Exercise prompt ::
Omit every picture, and retype the lines that run from the beginning of the data below through the line containing "const daytime = [4, 16];", inclusive.

Data shown ::
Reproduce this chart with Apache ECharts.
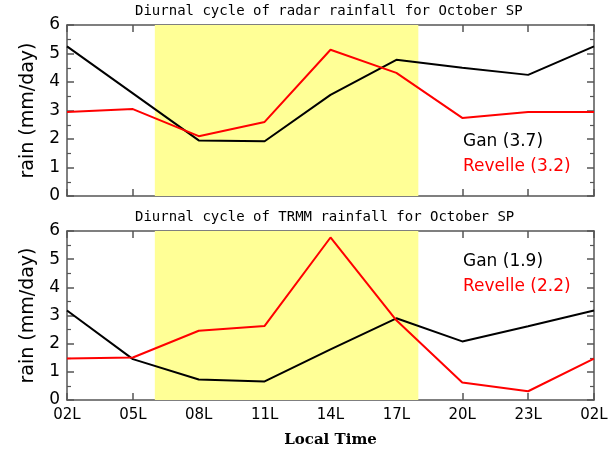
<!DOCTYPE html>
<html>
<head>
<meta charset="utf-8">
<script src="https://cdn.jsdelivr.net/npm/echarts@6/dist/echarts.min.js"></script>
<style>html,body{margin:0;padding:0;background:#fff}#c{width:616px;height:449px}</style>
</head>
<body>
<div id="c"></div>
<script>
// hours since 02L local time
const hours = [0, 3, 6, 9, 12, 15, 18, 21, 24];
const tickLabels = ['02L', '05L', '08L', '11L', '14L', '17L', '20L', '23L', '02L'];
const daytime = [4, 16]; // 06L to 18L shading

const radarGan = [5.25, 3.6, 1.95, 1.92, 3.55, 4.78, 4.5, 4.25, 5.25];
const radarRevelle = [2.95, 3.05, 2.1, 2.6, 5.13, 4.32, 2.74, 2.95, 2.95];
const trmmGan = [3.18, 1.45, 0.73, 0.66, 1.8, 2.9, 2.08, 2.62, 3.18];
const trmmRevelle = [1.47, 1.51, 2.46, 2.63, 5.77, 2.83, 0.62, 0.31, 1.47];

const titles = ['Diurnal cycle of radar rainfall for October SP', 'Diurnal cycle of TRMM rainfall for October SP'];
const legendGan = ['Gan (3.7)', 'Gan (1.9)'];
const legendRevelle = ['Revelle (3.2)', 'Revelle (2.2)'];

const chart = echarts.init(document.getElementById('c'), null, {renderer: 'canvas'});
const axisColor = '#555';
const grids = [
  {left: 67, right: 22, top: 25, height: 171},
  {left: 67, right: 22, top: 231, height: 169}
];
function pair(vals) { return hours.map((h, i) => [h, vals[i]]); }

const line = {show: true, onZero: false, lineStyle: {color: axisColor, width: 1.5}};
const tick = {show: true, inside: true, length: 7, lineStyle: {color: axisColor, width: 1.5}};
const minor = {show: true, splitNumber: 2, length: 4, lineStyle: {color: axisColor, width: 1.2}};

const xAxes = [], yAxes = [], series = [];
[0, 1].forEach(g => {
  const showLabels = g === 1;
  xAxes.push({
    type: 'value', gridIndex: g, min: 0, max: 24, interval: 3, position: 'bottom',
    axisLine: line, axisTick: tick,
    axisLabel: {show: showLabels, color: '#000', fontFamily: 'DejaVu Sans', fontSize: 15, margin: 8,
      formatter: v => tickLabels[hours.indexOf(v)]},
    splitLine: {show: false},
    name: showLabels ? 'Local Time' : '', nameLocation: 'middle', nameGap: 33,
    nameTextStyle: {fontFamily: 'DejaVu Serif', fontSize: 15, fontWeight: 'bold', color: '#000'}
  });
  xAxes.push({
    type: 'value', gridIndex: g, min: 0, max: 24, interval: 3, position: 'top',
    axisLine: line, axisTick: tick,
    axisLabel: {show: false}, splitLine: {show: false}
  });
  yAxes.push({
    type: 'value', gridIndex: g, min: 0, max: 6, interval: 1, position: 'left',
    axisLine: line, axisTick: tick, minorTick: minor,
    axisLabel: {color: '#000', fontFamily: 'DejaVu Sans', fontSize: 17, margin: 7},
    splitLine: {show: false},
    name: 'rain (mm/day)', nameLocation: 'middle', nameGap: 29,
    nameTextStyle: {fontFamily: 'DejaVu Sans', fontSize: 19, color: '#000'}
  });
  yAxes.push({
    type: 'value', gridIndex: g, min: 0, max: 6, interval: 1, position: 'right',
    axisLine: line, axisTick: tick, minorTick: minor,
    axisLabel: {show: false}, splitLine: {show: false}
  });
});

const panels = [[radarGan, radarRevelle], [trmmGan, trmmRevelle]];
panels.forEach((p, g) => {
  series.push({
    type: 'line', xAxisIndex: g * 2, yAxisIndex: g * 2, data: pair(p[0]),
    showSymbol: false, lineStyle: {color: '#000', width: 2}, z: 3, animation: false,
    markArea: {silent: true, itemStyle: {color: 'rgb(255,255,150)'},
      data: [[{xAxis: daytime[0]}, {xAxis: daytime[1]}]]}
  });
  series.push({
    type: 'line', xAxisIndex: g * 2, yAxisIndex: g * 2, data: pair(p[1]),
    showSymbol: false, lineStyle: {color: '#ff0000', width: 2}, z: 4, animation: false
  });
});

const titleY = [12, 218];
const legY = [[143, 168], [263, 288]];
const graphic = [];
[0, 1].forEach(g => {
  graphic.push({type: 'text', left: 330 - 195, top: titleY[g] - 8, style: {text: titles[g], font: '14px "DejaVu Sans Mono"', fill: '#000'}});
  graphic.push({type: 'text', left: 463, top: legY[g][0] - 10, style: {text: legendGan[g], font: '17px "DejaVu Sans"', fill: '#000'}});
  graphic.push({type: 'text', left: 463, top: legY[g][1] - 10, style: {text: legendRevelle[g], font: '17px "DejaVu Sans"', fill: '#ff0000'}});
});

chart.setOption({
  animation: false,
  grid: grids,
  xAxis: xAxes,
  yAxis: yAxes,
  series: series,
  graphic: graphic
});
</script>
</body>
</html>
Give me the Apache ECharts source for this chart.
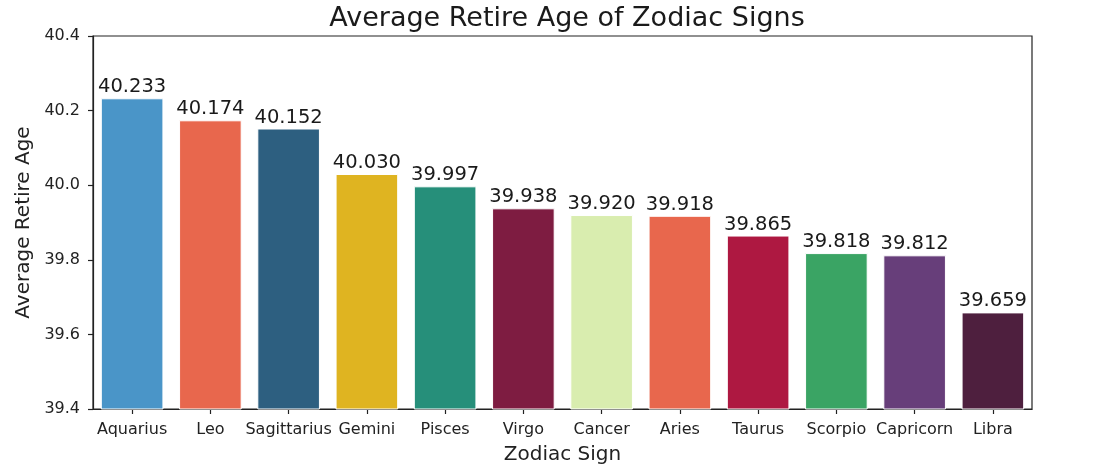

Problem solution ::
Reproduce this chart with Apache ECharts.
<!DOCTYPE html>
<html>
<head>
<meta charset="utf-8">
<script src="https://cdn.jsdelivr.net/npm/echarts@6/dist/echarts.min.js"></script>
<style>html,body{margin:0;padding:0;background:#fff}#c{width:616px;height:449px}</style>
</head>
<body>
<div id="c"></div>
<script>
// hours since 02L local time
const hours = [0, 3, 6, 9, 12, 15, 18, 21, 24];
const tickLabels = ['02L', '05L', '08L', '11L', '14L', '17L', '20L', '23L', '02L'];
const daytime = [4, 16]; // 06L to 18L shading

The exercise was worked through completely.